Holding — Gibson, C.J.
- The Supreme Court of California held that the seller could not enforce the conditional sale contract due to the lack of required information at the time it was signed by the buyer.
Rule
- A conditional sale contract for the sale of a motor vehicle is unenforceable if it lacks the required information mandated by statute at the time the buyer signs the agreement.
Reasoning
- The court reasoned that the provisions of the Civil Code were designed to protect consumers by ensuring they have all necessary information before committing to a contract.
- The court determined that the contract was illegal and unenforceable because it lacked the required statements regarding the time price differential and contract balance when signed.
- The court found that the subsequent completion of the contract and delivery of the executed copy to the buyer did not rectify the initial deficiency, as the buyer must be informed of all costs upfront.
- The court also noted that a revision agreement executed later did not constitute a valid re-execution of the original contract, and that the buyer could not be estopped from asserting the contract's illegality.
- Furthermore, the court ruled that Lindsey was entitled to recover the payments made under the void contract, although the amount was limited based on the depreciation of the vehicle.
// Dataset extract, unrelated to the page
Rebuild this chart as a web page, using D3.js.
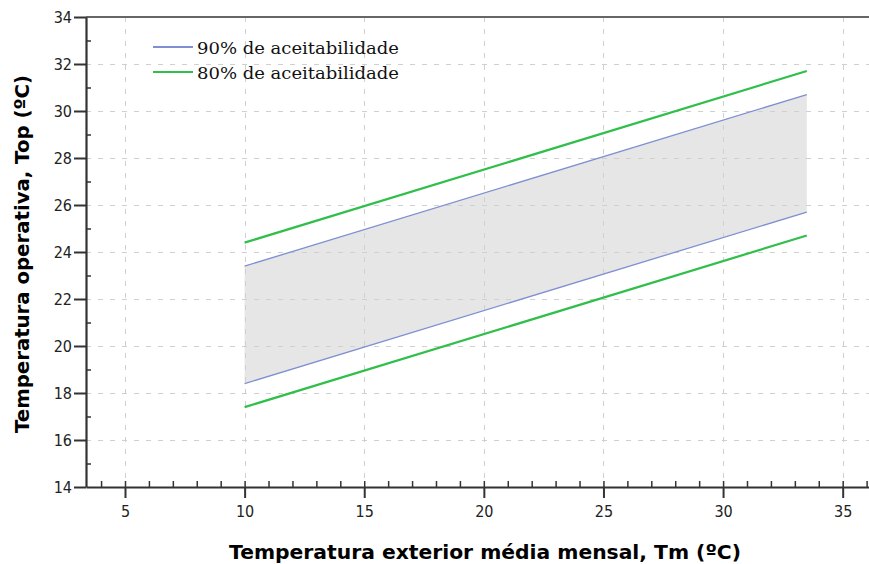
<!DOCTYPE html>
<html>
<head>
<meta charset="utf-8" />
<title></title>
<style>
html, body {
    padding: 0px;
    margin: 0px;
    background: #fff;
}
.grid line {
    stroke: #d0d0d0;
    stroke-dasharray: 5 7;
}
.tick text {
    font-family: "DejaVu Sans Condensed", "DejaVu Sans", sans-serif;
    font-size: 16px;
    fill: #222;
}
</style>
</head>
<body>
<svg id="chart" width="869" height="564"></svg>
<script src="https://cdnjs.cloudflare.com/ajax/libs/d3/7.8.5/d3.min.js"></script>
<script>
!(function(){
    "use strict"

    // temperatura exterior média mensal (ºC)
    var tm = [10, 33.5]
    // limites de 90% e 80% de aceitabilidade (ºC)
    var upper90 = [23.4, 30.7]
    var lower90 = [18.4, 25.7]
    var upper80 = [24.4, 31.7]
    var lower80 = [17.4, 24.7]

    var xTicks = [5, 10, 15, 20, 25, 30, 35]
    var yTicks = [14, 16, 18, 20, 22, 24, 26, 28, 30, 32, 34]
    var legendLabels = ["90% de aceitabilidade", "80% de aceitabilidade"]
    var legendColors = ["#7f8fd2", "#2fbf4a"]

    var svg = d3.select("#chart")

    var x = d3.scaleLinear().domain([3.37, 36.1]).range([86, 869])
    var y = d3.scaleLinear().domain([14, 34]).range([487, 17])

    // banda de 90%
    var area = d3.area()
        .x(function(d, i){ return x(tm[i]) })
        .y0(function(d, i){ return y(lower90[i]) })
        .y1(function(d){ return y(d) })
    svg.append("path")
        .datum(upper90)
        .attr("d", area)
        .attr("fill", "#e6e6e6")

    // grelha
    var grid = svg.append("g").attr("class", "grid")
    grid.selectAll(".gx")
        .data(xTicks)
        .enter().append("line")
        .attr("x1", function(d){ return Math.round(x(d)) + 0.5 })
        .attr("x2", function(d){ return Math.round(x(d)) + 0.5 })
        .attr("y1", y(34)).attr("y2", y(14))
    grid.selectAll(".gy")
        .data(yTicks.slice(1, -1))
        .enter().append("line")
        .attr("y1", function(d){ return Math.round(y(d)) + 0.5 })
        .attr("y2", function(d){ return Math.round(y(d)) + 0.5 })
        .attr("x1", x.range()[0]).attr("x2", 869)

    // linhas
    var line = d3.line()
        .x(function(d, i){ return x(tm[i]) })
        .y(function(d){ return y(d) })
    ;[upper90, lower90].forEach(function(s){
        svg.append("path").datum(s).attr("d", line)
            .attr("fill", "none").attr("stroke", legendColors[0]).attr("stroke-width", 1.3)
    })
    ;[upper80, lower80].forEach(function(s){
        svg.append("path").datum(s).attr("d", line)
            .attr("fill", "none").attr("stroke", legendColors[1]).attr("stroke-width", 2.2)
    })

    // moldura superior
    svg.append("line")
        .attr("x1", 86).attr("x2", 869)
        .attr("y1", 17).attr("y2", 17)
        .attr("stroke", "#666").attr("stroke-width", 2)

    // eixos: tracos menores para dentro
    var xMinor = d3.range(4, 37)
    svg.append("g")
        .attr("transform", "translate(0," + y(14) + ")")
        .call(d3.axisTop(x).tickValues(xMinor).tickSize(6).tickFormat(""))
        .call(function(g){ g.select(".domain").remove() })
        .selectAll("line").attr("stroke", "#333").attr("stroke-width", 1.5)
    var yMinor = d3.range(15, 34, 2)
    svg.append("g")
        .attr("transform", "translate(" + x.range()[0] + ",0)")
        .call(d3.axisRight(y).tickValues(yMinor).tickSize(5).tickFormat(""))
        .call(function(g){ g.select(".domain").remove() })
        .selectAll("line").attr("stroke", "#333").attr("stroke-width", 1.5)

    var xAxis = svg.append("g")
        .attr("transform", "translate(0," + y(14) + ")")
        .call(d3.axisBottom(x).tickValues(xTicks).tickSize(11).tickSizeOuter(0).tickPadding(8))
    xAxis.select(".domain").attr("stroke", "#333").attr("stroke-width", 2.2)
    xAxis.selectAll(".tick line").attr("stroke", "#333").attr("stroke-width", 2)

    var yAxis = svg.append("g")
        .attr("transform", "translate(" + x.range()[0] + ",0)")
        .call(d3.axisLeft(y).tickValues(yTicks).tickSize(12).tickSizeOuter(0).tickPadding(2))
    yAxis.select(".domain").attr("stroke", "#333").attr("stroke-width", 2.2)
    yAxis.selectAll(".tick line").attr("stroke", "#333").attr("stroke-width", 2)

    // titulos
    svg.append("text")
        .attr("x", 485).attr("y", 559)
        .attr("text-anchor", "middle")
        .attr("textLength", 512).attr("lengthAdjust", "spacingAndGlyphs")
        .style("font-family", "'DejaVu Sans', sans-serif")
        .style("font-weight", "bold").style("font-size", "20px")
        .text("Temperatura exterior média mensal, Tm (ºC)")
    svg.append("text")
        .attr("transform", "translate(29,254) rotate(-90)")
        .attr("text-anchor", "middle")
        .attr("textLength", 358).attr("lengthAdjust", "spacingAndGlyphs")
        .style("font-family", "'DejaVu Sans', sans-serif")
        .style("font-weight", "bold").style("font-size", "20px")
        .text("Temperatura operativa, Top (ºC)")

    // legenda
    var legend = svg.append("g").attr("transform", "translate(153,47)")
    legendLabels.forEach(function(l, i){
        var g = legend.append("g").attr("transform", "translate(0," + i * 25 + ")")
        g.append("line").attr("x1", 0).attr("x2", 40)
            .attr("stroke", legendColors[i]).attr("stroke-width", 2)
        g.append("text").attr("x", 44).attr("y", 7)
            .attr("textLength", 202).attr("lengthAdjust", "spacingAndGlyphs")
            .style("font-family", "'DejaVu Serif Condensed', 'DejaVu Serif', serif")
            .style("font-size", "17px").attr("fill", "#111")
            .text(l)
    })
}());
</script>
</body>
</html>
- Ultimately, the court concluded that since the seller could not enforce the contract, the judgment in favor of the seller was to be reversed, while the ruling on Lindsey's cross-complaint was affirmed.
Deep Dive: How the Court Reached Its Decision
Purpose of the Statute
The court emphasized that the provisions of the Civil Code, particularly subdivision (a) of section 2982, were enacted to protect consumers entering into conditional sale contracts for motor vehicles. The statute requires that all essential information—such as the time price differential and contract balance—be disclosed at the time of signing, ensuring that buyers are fully informed of their financial obligations before committing to the contract. This legislative intent aimed to prevent deceptive practices and ensure transparency in the sale of vehicles, thus safeguarding consumer interests. The court recognized that the statute's requirements served as a critical warning mechanism, allowing buyers to understand the total cost of their purchase, including any additional charges that may arise from installment payments. By mandating that these details be present at the time of signing, the legislature sought to empower buyers and promote fair dealings in the marketplace. Failure to comply with these requirements rendered the contract unenforceable, as it undermined the protective purpose of the statute. Any subsequent attempts to rectify the contract after signing could not compensate for the initial lack of necessary disclosures.
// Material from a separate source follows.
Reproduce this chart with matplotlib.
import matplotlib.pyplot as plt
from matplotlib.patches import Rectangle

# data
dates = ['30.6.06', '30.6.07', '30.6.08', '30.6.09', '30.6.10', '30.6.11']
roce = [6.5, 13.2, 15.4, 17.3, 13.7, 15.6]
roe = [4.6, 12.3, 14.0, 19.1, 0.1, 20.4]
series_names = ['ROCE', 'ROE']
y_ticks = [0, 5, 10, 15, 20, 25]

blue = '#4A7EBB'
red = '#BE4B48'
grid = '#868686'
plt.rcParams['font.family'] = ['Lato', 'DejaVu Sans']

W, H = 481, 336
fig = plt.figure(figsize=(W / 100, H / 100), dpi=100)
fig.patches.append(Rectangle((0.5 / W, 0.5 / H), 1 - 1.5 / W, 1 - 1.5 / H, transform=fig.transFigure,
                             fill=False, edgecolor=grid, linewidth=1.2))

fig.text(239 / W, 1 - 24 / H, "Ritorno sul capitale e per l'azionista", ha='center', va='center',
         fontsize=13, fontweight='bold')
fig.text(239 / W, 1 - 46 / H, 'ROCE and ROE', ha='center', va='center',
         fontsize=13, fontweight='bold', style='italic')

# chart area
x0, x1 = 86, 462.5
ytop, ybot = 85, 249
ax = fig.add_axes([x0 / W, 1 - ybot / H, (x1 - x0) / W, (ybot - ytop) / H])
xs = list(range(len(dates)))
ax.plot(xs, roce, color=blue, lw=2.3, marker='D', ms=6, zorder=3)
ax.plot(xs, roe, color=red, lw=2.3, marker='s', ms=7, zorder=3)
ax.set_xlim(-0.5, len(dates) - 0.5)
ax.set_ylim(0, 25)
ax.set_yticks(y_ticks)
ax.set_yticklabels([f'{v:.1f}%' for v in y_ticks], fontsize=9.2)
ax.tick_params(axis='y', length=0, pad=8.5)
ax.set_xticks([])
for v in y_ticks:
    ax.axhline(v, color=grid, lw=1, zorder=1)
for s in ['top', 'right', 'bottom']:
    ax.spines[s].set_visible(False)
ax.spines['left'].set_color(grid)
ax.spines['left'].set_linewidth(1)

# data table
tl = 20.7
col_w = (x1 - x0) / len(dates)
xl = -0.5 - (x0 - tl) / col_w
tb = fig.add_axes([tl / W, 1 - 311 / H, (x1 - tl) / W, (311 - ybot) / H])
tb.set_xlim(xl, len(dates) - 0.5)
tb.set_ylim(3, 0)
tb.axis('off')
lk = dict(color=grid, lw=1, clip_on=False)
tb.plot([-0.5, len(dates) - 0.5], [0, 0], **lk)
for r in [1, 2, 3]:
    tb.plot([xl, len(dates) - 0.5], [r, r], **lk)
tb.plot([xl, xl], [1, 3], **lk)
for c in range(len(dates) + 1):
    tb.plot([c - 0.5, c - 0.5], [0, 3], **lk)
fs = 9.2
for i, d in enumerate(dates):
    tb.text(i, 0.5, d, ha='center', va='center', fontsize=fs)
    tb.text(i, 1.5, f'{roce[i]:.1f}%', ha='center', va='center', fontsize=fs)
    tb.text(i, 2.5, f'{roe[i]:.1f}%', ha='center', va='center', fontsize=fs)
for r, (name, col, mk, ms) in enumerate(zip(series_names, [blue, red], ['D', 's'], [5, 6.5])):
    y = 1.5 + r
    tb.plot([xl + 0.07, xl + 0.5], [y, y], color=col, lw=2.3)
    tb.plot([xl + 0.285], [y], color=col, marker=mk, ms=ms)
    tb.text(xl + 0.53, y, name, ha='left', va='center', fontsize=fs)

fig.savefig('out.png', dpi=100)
Inadequacy of Subsequent Compliance
The court found that the seller's later actions, such as filling in the missing information on the conditional sale contract and sending a completed copy to Lindsey, did not rectify the initial deficiencies present at the time of signing. The court reasoned that allowing such post-signing modifications would defeat the statute's purpose, which was to ensure that buyers had all relevant information before they were bound by the contract. The timing of the disclosure was crucial; the buyer must be aware of all costs associated with the contract upfront to make an informed decision. If information is provided only after the buyer has already signed, it deprives the buyer of the opportunity to reconsider their commitment in light of the complete financial implications. The court explicitly rejected the notion that the contract could be deemed enforceable merely based on the seller's later completion of the required data, as this would undermine the protective framework established by the legislature. Thus, the contract remained illegal and unenforceable from its inception.
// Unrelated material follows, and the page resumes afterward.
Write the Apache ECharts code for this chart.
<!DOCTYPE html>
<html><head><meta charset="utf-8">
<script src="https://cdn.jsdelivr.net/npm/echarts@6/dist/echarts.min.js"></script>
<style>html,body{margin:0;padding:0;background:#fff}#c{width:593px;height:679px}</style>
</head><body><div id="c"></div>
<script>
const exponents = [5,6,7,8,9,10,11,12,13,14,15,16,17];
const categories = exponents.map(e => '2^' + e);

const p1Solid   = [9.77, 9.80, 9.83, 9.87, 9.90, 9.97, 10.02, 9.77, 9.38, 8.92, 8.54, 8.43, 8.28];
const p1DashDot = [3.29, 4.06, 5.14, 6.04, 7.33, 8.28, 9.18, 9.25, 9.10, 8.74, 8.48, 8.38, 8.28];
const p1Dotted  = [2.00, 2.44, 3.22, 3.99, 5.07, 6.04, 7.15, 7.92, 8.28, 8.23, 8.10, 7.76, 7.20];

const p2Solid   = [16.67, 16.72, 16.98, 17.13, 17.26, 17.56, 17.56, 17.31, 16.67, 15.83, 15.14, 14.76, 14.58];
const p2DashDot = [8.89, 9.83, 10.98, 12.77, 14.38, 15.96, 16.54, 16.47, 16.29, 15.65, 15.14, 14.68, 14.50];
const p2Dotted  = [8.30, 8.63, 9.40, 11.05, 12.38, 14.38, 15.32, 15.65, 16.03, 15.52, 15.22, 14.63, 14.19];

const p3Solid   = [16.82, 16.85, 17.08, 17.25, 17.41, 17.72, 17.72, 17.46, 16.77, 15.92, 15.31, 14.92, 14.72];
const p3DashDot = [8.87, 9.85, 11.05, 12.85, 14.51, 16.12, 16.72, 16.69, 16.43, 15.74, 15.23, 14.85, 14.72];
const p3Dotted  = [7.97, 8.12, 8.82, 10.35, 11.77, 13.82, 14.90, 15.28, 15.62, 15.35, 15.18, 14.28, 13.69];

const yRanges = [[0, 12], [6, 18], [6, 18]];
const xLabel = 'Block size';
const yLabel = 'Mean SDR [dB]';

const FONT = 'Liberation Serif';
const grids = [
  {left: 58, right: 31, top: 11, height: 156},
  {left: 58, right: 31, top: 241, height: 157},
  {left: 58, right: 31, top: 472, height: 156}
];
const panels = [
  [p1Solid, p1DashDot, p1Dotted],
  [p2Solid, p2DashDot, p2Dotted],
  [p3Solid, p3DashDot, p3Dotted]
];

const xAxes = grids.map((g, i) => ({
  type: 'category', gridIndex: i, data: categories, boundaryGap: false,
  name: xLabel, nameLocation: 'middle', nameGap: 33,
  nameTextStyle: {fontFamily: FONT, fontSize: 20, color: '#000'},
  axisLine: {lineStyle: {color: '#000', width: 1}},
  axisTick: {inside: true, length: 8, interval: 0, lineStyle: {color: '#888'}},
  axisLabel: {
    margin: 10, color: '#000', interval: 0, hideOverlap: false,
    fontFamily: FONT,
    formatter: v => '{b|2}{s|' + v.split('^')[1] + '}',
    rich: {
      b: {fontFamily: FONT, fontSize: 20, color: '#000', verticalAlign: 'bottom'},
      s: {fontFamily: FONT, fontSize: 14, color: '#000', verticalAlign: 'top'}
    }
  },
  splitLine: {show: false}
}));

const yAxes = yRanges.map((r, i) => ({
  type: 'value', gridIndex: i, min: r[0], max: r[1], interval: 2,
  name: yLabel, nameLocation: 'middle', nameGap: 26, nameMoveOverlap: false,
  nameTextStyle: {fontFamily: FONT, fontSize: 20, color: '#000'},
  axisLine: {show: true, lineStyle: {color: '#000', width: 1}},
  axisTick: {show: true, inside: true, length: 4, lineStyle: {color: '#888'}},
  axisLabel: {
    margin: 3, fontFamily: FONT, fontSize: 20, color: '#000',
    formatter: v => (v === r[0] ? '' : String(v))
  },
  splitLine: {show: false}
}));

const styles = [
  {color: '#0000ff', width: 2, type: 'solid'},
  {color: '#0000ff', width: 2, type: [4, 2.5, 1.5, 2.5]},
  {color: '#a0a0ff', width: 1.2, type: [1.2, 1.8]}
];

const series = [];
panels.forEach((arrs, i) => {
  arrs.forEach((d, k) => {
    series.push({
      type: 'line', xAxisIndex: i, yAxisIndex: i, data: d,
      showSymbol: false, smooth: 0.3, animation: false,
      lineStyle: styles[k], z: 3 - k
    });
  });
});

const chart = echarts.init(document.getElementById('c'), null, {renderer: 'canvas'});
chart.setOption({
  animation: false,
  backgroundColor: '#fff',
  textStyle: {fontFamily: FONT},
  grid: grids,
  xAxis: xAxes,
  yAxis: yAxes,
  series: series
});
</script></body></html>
Implications of the Revision Agreement
The court addressed the argument regarding the "Revision Agreement" executed between Lindsey and the bank, concluding that it did not constitute a valid re-execution of the original contract. The court noted that the revision was a minor amendment, solely concerning the payment schedule, and did not create a new conditional sale contract. Since the revision did not address the fundamental deficiencies in the original contract regarding the lack of required disclosures, it could not cure the underlying illegality of the initial agreement. The court held that a party to an illegal contract cannot ratify it or be estopped from asserting its illegality, as this would contradict the principles of law designed to protect consumers. Therefore, Lindsey's acknowledgment of the revision did not eliminate his right to contest the enforceability of the original contract based on its failure to meet statutory requirements. The court's analysis underscored the importance of adhering to statutory mandates at the outset of a contractual relationship.
Consumer Rights upon Contract Violation
The court reinforced that a buyer whose contract is deemed illegal due to statutory violations has the right to recover any payments made under that contract. Lindsey was entitled to seek the return of the cash payments he had made, as well as the value of the Packard he had traded in. However, the court also recognized that this recovery could be offset by any depreciation in the value of the vehicle caused by the buyer's use. The court found that Lindsey's right to recover was not absolute but contingent upon considering the seller's legitimate interests, particularly concerning any detriment suffered due to the buyer’s actions. The court distinguished between the amounts paid and the actual market value of the trade-in, determining that recovery should reflect the fair value of the Packard at the time of the transaction, rather than the inflated trade-in amount stated in the contract. This approach ensured a balanced consideration of both parties' rights and obligations under the law while upholding the consumer protection goals of the statute.
Conclusion of the Court
Ultimately, the court concluded that the seller could not enforce the conditional sale contract due to the initial failure to include required information at the time of signing. The judgment favoring the seller was reversed, and the court affirmed the portion of the judgment addressing Lindsey's cross-complaint. Lindsey was entitled to recover the cash payments he made, amounting to $433.50, along with the retail value of the Packard, which was determined to be $195, less any applicable offset for depreciation. The ruling highlighted a commitment to upholding consumer protection laws and ensuring that buyers are not unfairly bound by contracts that do not comply with statutory requirements. The court's decision served as a reminder that adherence to legislative mandates is fundamental in contractual agreements, especially those involving significant financial obligations like vehicle purchases.